Secretary Duncan’s statement about sequester on Sunday’s Face the Nation is about as accurate as Susan
Rice’s explanation of the cause of the 9/11 attack on our Benghazi consulate. In both cases, their superiors at the White House, who sent them out to peddle bogus information, deserve most of the blame.
On Sunday, Sec. Duncan claimed, “There are literally teachers now who are getting pink slips, who are
getting notices that they can’t come back this fall.” Over at the Washington Post Karen Tumulty and Lyndsey Layton do a nice job puncturing this bit of White House hype:
When he was pressed in a White House briefing Wednesday to come up with
an example, Duncan named a single county in West Virginia and
acknowledged, “whether it’s all sequester-related, I don’t know.”

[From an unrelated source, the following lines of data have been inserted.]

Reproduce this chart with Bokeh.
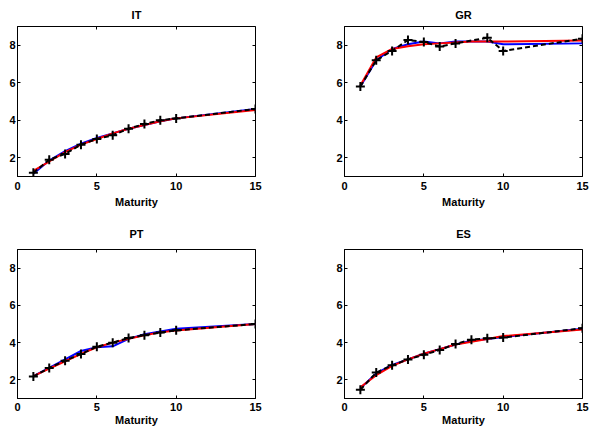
from bokeh.plotting import figure
from bokeh.layouts import column, row
from bokeh.models import LinearAxis, FixedTicker, CustomJSTickFormatter, Range1d
from bokeh.embed import file_html
from bokeh.resources import INLINE

maturity = [1, 2, 3, 4, 5, 6, 7, 8, 9, 10, 15]
gr_obs_maturity = [1, 2, 3, 4, 5, 6, 7, 9, 10, 15]

it_obs = [1.2, 1.9, 2.2, 2.7, 3.0, 3.2, 3.55, 3.8, 4.0, 4.1, 4.6]
it_blue = [1.15, 1.85, 2.35, 2.75, 3.05, 3.3, 3.55, 3.75, 3.95, 4.1, 4.6]
it_red = [1.3, 1.8, 2.3, 2.7, 3.0, 3.3, 3.55, 3.75, 3.95, 4.1, 4.55]

gr_obs = [5.8, 7.2, 7.7, 8.28, 8.18, 7.93, 8.1, 8.4, 7.7, 8.35]
gr_blue = [5.8, 7.2, 7.8, 8.05, 8.2, 8.1, 8.2, 8.2, 8.2, 8.05, 8.1]
gr_red = [5.85, 7.35, 7.8, 7.95, 8.05, 8.1, 8.15, 8.2, 8.2, 8.2, 8.25]

pt_obs = [2.18, 2.64, 3.03, 3.39, 3.78, 4.0, 4.25, 4.4, 4.54, 4.66, 5.0]
pt_blue = [2.2, 2.65, 3.1, 3.55, 3.75, 3.8, 4.2, 4.45, 4.6, 4.75, 5.0]
pt_red = [2.2, 2.6, 3.0, 3.4, 3.75, 4.0, 4.2, 4.4, 4.55, 4.65, 5.0]

es_obs = [1.47, 2.39, 2.78, 3.1, 3.35, 3.6, 3.93, 4.16, 4.23, 4.27, 4.77]
es_blue = [1.55, 2.35, 2.8, 3.1, 3.4, 3.65, 3.9, 4.1, 4.2, 4.3, 4.75]
es_red = [1.6, 2.25, 2.75, 3.1, 3.4, 3.65, 3.9, 4.05, 4.2, 4.35, 4.7]

x_ticks = [0, 5, 10, 15]
y_ticks = [2, 4, 6, 8]

FONT = "Liberation Sans"


def style_axis(ax, ticks, labels=True):
    ax.ticker = FixedTicker(ticks=ticks)
    ax.major_tick_in = 3
    ax.major_tick_out = 0
    ax.minor_tick_in = 0
    ax.minor_tick_out = 0
    ax.axis_line_color = "black"
    ax.major_tick_line_color = "black"
    ax.major_label_text_font = FONT
    ax.major_label_text_font_style = "bold"
    ax.major_label_text_font_size = "11px"
    ax.major_label_text_color = "black"
    if not labels:
        ax.formatter = CustomJSTickFormatter(code="return ''")
        ax.major_label_standoff = 0
        ax.axis_line_color = None


def make(title, obs_x, obs, blue, red, width, height, bl, br, bt, bb,
         title_standoff, tick_standoff, label_standoff):
    p = figure(width=width, height=height, output_backend="svg",
               toolbar_location=None, x_range=Range1d(0, 15), y_range=Range1d(1, 9),
               min_border_left=bl, min_border_right=br, min_border_top=bt,
               min_border_bottom=bb, title=title)
    p.title.text_font = FONT
    p.title.text_font_style = "bold"
    p.title.text_font_size = "11px"
    p.title.text_color = "black"
    p.title.align = "center"
    p.title.standoff = title_standoff
    p.grid.visible = False
    p.outline_line_color = "black"
    p.outline_line_width = 1
    p.outline_line_alpha = 1
    p.background_fill_color = "white"
    p.border_fill_color = "white"
    style_axis(p.xaxis[0], x_ticks)
    style_axis(p.yaxis[0], y_ticks)
    p.xaxis[0].major_label_standoff = tick_standoff
    p.yaxis[0].major_label_standoff = 2
    p.xaxis[0].axis_label = "Maturity"
    p.xaxis[0].axis_label_text_font = FONT
    p.xaxis[0].axis_label_text_font_style = "bold"
    p.xaxis[0].axis_label_text_font_size = "11px"
    p.xaxis[0].axis_label_text_color = "black"
    p.xaxis[0].axis_label_standoff = label_standoff
    top = LinearAxis()
    style_axis(top, x_ticks, labels=False)
    p.add_layout(top, "above")
    right = LinearAxis()
    style_axis(right, y_ticks, labels=False)
    p.add_layout(right, "right")

    p.line(maturity, blue, line_color="blue", line_width=2)
    p.line(maturity, red, line_color="red", line_width=2)
    p.line(obs_x, obs, line_color="black", line_width=2, line_dash="5 3")
    p.scatter(obs_x, obs, marker="cross", size=9, line_color="black", line_width=2)
    return p


p1 = make("IT", maturity, it_obs, it_blue, it_red, 327, 215, 17, 72, 26, 39, 11, 5, 3)
p2 = make("GR", gr_obs_maturity, gr_obs, gr_blue, gr_red, 264, 215, 17, 9, 26, 39, 11, 5, 3)
p3 = make("PT", maturity, pt_obs, pt_blue, pt_red, 327, 213, 17, 72, 34, 30, 19, 4, 0)
p4 = make("ES", maturity, es_obs, es_blue, es_red, 264, 213, 17, 9, 34, 30, 19, 4, 0)

layout = column(row(p1, p2), row(p3, p4))

open("out.html", "w").write(file_html(layout, INLINE))
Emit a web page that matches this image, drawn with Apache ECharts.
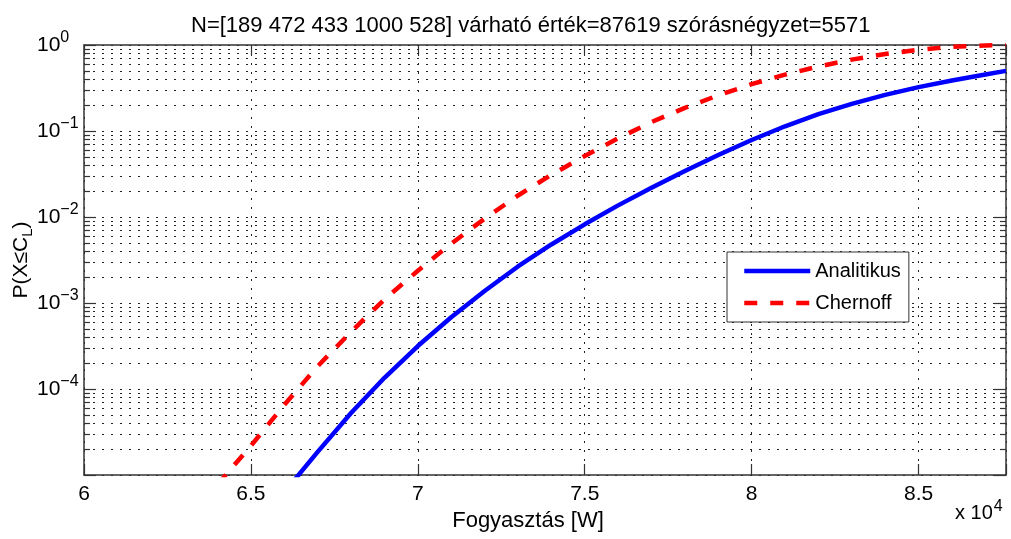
<!DOCTYPE html>
<html>
<head>
<meta charset="utf-8">
<script src="https://cdn.jsdelivr.net/npm/echarts@6/dist/echarts.min.js"></script>
<style>
  html, body { margin: 0; padding: 0; background: #fff; }
  #chart { width: 1011px; height: 539px; }
</style>
</head>
<body>
<div id="chart"></div>
<script>
// Consumption values [W] and probabilities P(X <= C_L)
const analitikusX = [66000, 67000, 68000, 69000, 70000, 71000, 72000, 73000, 74000, 75000, 76000,
  77000, 78000, 79000, 80000, 81000, 82000, 83000, 84000, 85000, 86000, 87000, 87619];
const analitikusP = [6.31e-6, 1.86e-5, 5.25e-5, 1.35e-4, 3.16e-4, 6.84e-4, 1.38e-3, 2.66e-3, 4.79e-3,
  8.22e-3, 1.365e-2, 2.19e-2, 3.43e-2, 5.25e-2, 7.85e-2, 0.1135, 0.157, 0.2065, 0.263, 0.324, 0.387,
  0.455, 0.500];

const chernoffX = [64000, 65000, 66000, 67000, 68000, 69000, 70000, 71000, 72000, 73000, 74000, 75000,
  76000, 77000, 78000, 79000, 80000, 81000, 82000, 83000, 84000, 85000, 86000, 87000, 87619];
const chernoffP = [7.76e-6, 2.19e-5, 6.53e-5, 1.84e-4, 4.62e-4, 1.10e-3, 2.37e-3, 4.90e-3, 9.55e-3,
  1.78e-2, 3.09e-2, 5.13e-2, 8.22e-2, 0.127, 0.186, 0.260, 0.351, 0.452, 0.562, 0.676, 0.785, 0.881,
  0.951, 0.989, 1.0];

// Axis ranges and tick settings
const X_MIN = 60000, X_MAX = 87619, X_STEP = 5000;
const Y_MIN = 1e-5, Y_MAX = 1;
const yDecades = [1e-5, 1e-4, 1e-3, 1e-2, 1e-1];
const minorSteps = [2, 3, 4, 5, 6, 7, 8, 9];

const titleText = 'N=[189 472 433 1000 528] várható érték=87619 szórásnégyzet=5571';
const seriesNames = ['Analitikus', 'Chernoff'];

// Minor log grid values (2..9 within each decade)
const minorValues = [];
yDecades.forEach(function (d) {
  minorSteps.forEach(function (m) { minorValues.push([X_MIN, +(m * d).toPrecision(3)]); });
});

const FONT = '"Liberation Sans", Arial, Helvetica, sans-serif';
const GRID_COLOR = '#222';
const AXIS_COLOR = '#333';
const DOT = [2, 7];
const LINE_W = 4.5;
const DASH = [13, 13];

const chart = echarts.init(document.getElementById('chart'), null, { renderer: 'canvas' });

function pair(xs, ys) { return xs.map(function (x, i) { return [x, ys[i]]; }); }

const option = {
  animation: false,
  backgroundColor: '#fff',
  textStyle: { fontFamily: FONT, color: '#000' },
  title: {
    text: titleText,
    left: 186, top: 9,
    textStyle: { fontFamily: FONT, fontSize: 22, fontWeight: 'normal', color: '#000', lineHeight: 23 }
  },
  grid: { left: 84, right: 5, top: 45, bottom: 64, containLabel: false, outerBoundsMode: 'none' },
  legend: {
    orient: 'vertical',
    left: 727, top: 252,
    padding: [9, 8, 9, 15],
    itemWidth: 66, itemHeight: 20, itemGap: 12,
    backgroundColor: '#fff',
    borderColor: AXIS_COLOR, borderWidth: 1, borderRadius: 0,
    itemStyle: { opacity: 0, borderWidth: 0 },
    lineStyle: { width: LINE_W },
    textStyle: { fontFamily: FONT, fontSize: 20, color: '#000' },
    data: [
      { name: seriesNames[0] },
      { name: seriesNames[1], lineStyle: { width: LINE_W, type: DASH } }
    ]
  },
  xAxis: [{
    type: 'value', min: X_MIN, max: X_MAX, interval: X_STEP,
    position: 'bottom',
    name: 'Fogyasztás [W]', nameLocation: 'middle', nameGap: 35, nameMoveOverlap: false,
    nameTextStyle: { fontFamily: FONT, fontSize: 22, color: '#000', padding: [0, 34, 0, 0] },
    axisLine: { show: true, onZero: false, lineStyle: { color: AXIS_COLOR, width: 1.5 } },
    axisTick: { show: true, inside: true, length: 11, lineStyle: { color: AXIS_COLOR, width: 1.2 } },
    axisLabel: {
      margin: 9, fontSize: 21, color: '#000', lineHeight: 21, fontFamily: FONT,
      formatter: function (v) { return (v % X_STEP === 0) ? String(v / 10000) : ''; }
    },
    splitLine: { show: true, lineStyle: { color: GRID_COLOR, width: 1, type: DOT } }
  }, {
    type: 'value', min: X_MIN, max: X_MAX, interval: X_STEP,
    position: 'top',
    axisLine: { show: true, onZero: false, lineStyle: { color: AXIS_COLOR, width: 1.5 } },
    axisTick: { show: true, inside: true, length: 10, lineStyle: { color: AXIS_COLOR, width: 1.2 } },
    axisLabel: { show: false },
    splitLine: { show: false }
  }],
  yAxis: [{
    type: 'log', logBase: 10, min: Y_MIN, max: Y_MAX,
    position: 'left',
    name: 'P(X≤C{sub|L})', nameLocation: 'middle', nameRotate: 90, nameGap: 49,
    nameMoveOverlap: false,
    nameTextStyle: {
      fontFamily: FONT, fontSize: 21, color: '#000',
      rich: { sub: { fontFamily: FONT, fontSize: 15, color: '#000', padding: [12, 0, 0, 0] } }
    },
    axisLine: { show: true, onZero: false, lineStyle: { color: AXIS_COLOR, width: 1.5 } },
    axisTick: { show: true, inside: true, length: 12, lineStyle: { color: AXIS_COLOR, width: 1.2 } },
    axisLabel: {
      align: 'left', margin: 47,
      formatter: function (v) {
        const e = Math.round(Math.log10(v));
        if (e === -5) return '';
        return '{b|10}{e|' + (e < 0 ? '\u2212' + (-e) : e) + '}';
      },
      rich: {
        b: { fontFamily: FONT, fontSize: 21, color: '#000' },
        e: { fontFamily: FONT, fontSize: 16, color: '#000', padding: [0, 0, 14, 0] }
      }
    },
    splitLine: { show: true, lineStyle: { color: GRID_COLOR, width: 1, type: DOT } }
  }, {
    type: 'log', logBase: 10, min: Y_MIN, max: Y_MAX,
    position: 'right',
    axisLine: { show: true, onZero: false, lineStyle: { color: AXIS_COLOR, width: 1.5 } },
    axisTick: { show: true, inside: true, length: 12, lineStyle: { color: AXIS_COLOR, width: 1.2 } },
    axisLabel: { show: false },
    splitLine: { show: false }
  }],
  graphic: [{
    type: 'text', left: 955, top: 499, z: 10,
    style: {
      text: '{b|x 10}{e|4}',
      rich: {
        b: { fontFamily: FONT, fontSize: 20, fill: '#000' },
        e: { fontFamily: FONT, fontSize: 16, fill: '#000', padding: [0, 0, 13, 1] }
      }
    }
  }],
  series: [{
    // minor log grid lines and minor ticks on both vertical edges
    type: 'custom',
    silent: true,
    z: 1,
    xAxisIndex: 0, yAxisIndex: 0,
    data: minorValues,
    encode: { x: 0, y: 1 },
    renderItem: function (params, api) {
      const cs = params.coordSys;
      const y = Math.round(api.coord([api.value(0), api.value(1)])[1]) + 0.5;
      const l = cs.x, r = cs.x + cs.width;
      return {
        type: 'group',
        children: [
          { type: 'line', shape: { x1: l, y1: y, x2: r, y2: y },
            style: { stroke: GRID_COLOR, lineWidth: 1, lineDash: DOT } },
          { type: 'line', shape: { x1: l, y1: y, x2: l + 6, y2: y },
            style: { stroke: AXIS_COLOR, lineWidth: 1.2 } },
          { type: 'line', shape: { x1: r - 6, y1: y, x2: r, y2: y },
            style: { stroke: AXIS_COLOR, lineWidth: 1.2 } }
        ]
      };
    }
  }, {
    name: seriesNames[0],
    type: 'line',
    z: 5,
    data: pair(analitikusX, analitikusP),
    symbol: 'none',
    smooth: false,
    clip: true,
    lineStyle: { color: '#0000ff', width: LINE_W, type: 'solid', join: 'round' },
    itemStyle: { color: '#0000ff' }
  }, {
    name: seriesNames[1],
    type: 'line',
    z: 5,
    data: pair(chernoffX, chernoffP),
    symbol: 'none',
    smooth: false,
    clip: true,
    lineStyle: { color: '#ff0000', width: LINE_W, type: DASH },
    itemStyle: { color: '#ff0000' }
  }]
};

chart.setOption(option);
</script>
</body>
</html>
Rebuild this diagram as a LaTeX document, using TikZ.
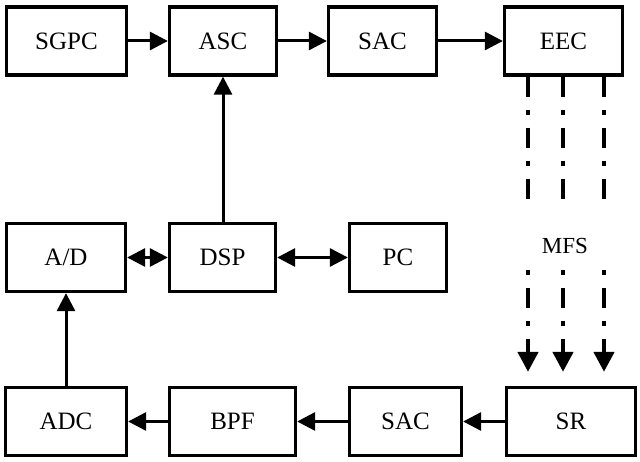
\documentclass[tikz,border=0pt]{standalone}
\usepackage{fontspec}
\setmainfont{Liberation Serif}
\usepackage{tikz}
\usetikzlibrary{arrows.meta,positioning,calc}

\begin{document}
\begin{tikzpicture}[
  x=1pt, y=-1pt,
  font=\fontsize{25}{29}\selectfont,
  blk/.style={draw=black, line width=3.3pt, minimum height=68pt, inner sep=0pt},
  link/.style={line width=3pt, -{Triangle[length=18pt,width=18pt]}},
  twoway/.style={line width=3pt, {Triangle[length=18pt,width=18pt]}-{Triangle[length=18pt,width=18pt]}},
  mfsline/.style={line width=4.5pt, dash pattern=on 20pt off 13pt on 5pt off 13pt}
]
  \useasboundingbox (0,0) rectangle (640,462);

  % upper chain
  \node[blk, minimum width=120pt] (SGPC) at (66.5,41) {SGPC};
  \node[blk, minimum width=107pt] (ASC)  at (223,41)  {ASC};
  \node[blk, minimum width=108pt] (SACa) at (382.5,41) {SAC};
  \node[blk, minimum width=118pt] (EEC)  at (563.5,41) {EEC};

  % processing row
  \node[blk, minimum width=119pt] (AD)  at (66,257.5)  {A/D};
  \node[blk, minimum width=106pt] (DSP) at (222.5,257.5) {DSP};
  \node[blk, minimum width=97pt]  (PC)  at (398,257.5) {PC};

  % receiving chain
  \node[blk, minimum width=121pt] (ADC)  at (66,421.5)   {ADC};
  \node[blk, minimum width=126pt] (BPF)  at (232.5,421.5) {BPF};
  \node[blk, minimum width=112pt] (SACb) at (405.5,421.5) {SAC};
  \node[blk, minimum width=129pt] (SR)   at (571,421.5)  {SR};

  \node[font=\fontsize{23}{27}\selectfont] (MFS) at (565,246) {MFS};

  \draw[link] (SGPC) -- (ASC);
  \draw[link] (ASC) -- (SACa);
  \draw[link] (SACa) -- (EEC);
  \draw[link] (DSP.north -| ASC) -- (ASC.south);
  \draw[twoway] (AD) -- (DSP);
  \draw[twoway] (DSP) -- (PC);
  \draw[link] (SR) -- (SACb);
  \draw[link] (SACb) -- (BPF);
  \draw[link] (BPF) -- (ADC);
  \draw[link] (ADC.north -| AD) -- (AD.south);

  % magnetic field lines through the sample
  \foreach \x [count=\i] in {528,563,604} {
    \coordinate (up\i) at (\x,202);
    \coordinate (lo\i) at (\x,270);
    \draw[mfsline] (EEC.south -| up\i) -- (up\i);
    \draw[mfsline, dash phase=33pt, shorten >=14pt, -{Triangle[length=20pt,width=20pt]}]
      (lo\i) -- (SR.north -| lo\i);
  }
\end{tikzpicture}
\end{document}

As now seems par for the course with this administration, their surrogates first say what they’re told to say and only later admit they don’t know if it’s accurate. In Duncan’s case, it turns out his claims are not. The notices in question are “transfer notices” not pink slips. They indicate that a teacher may be transferred, not that they are about to be fired. In fact, the Post finds that 104 notices went out as required by state law but just “five to six teaching jobs” will be cut. This will happen whether sequester cuts take place or not. At least it didn’t take two weeks to get to the truth this time.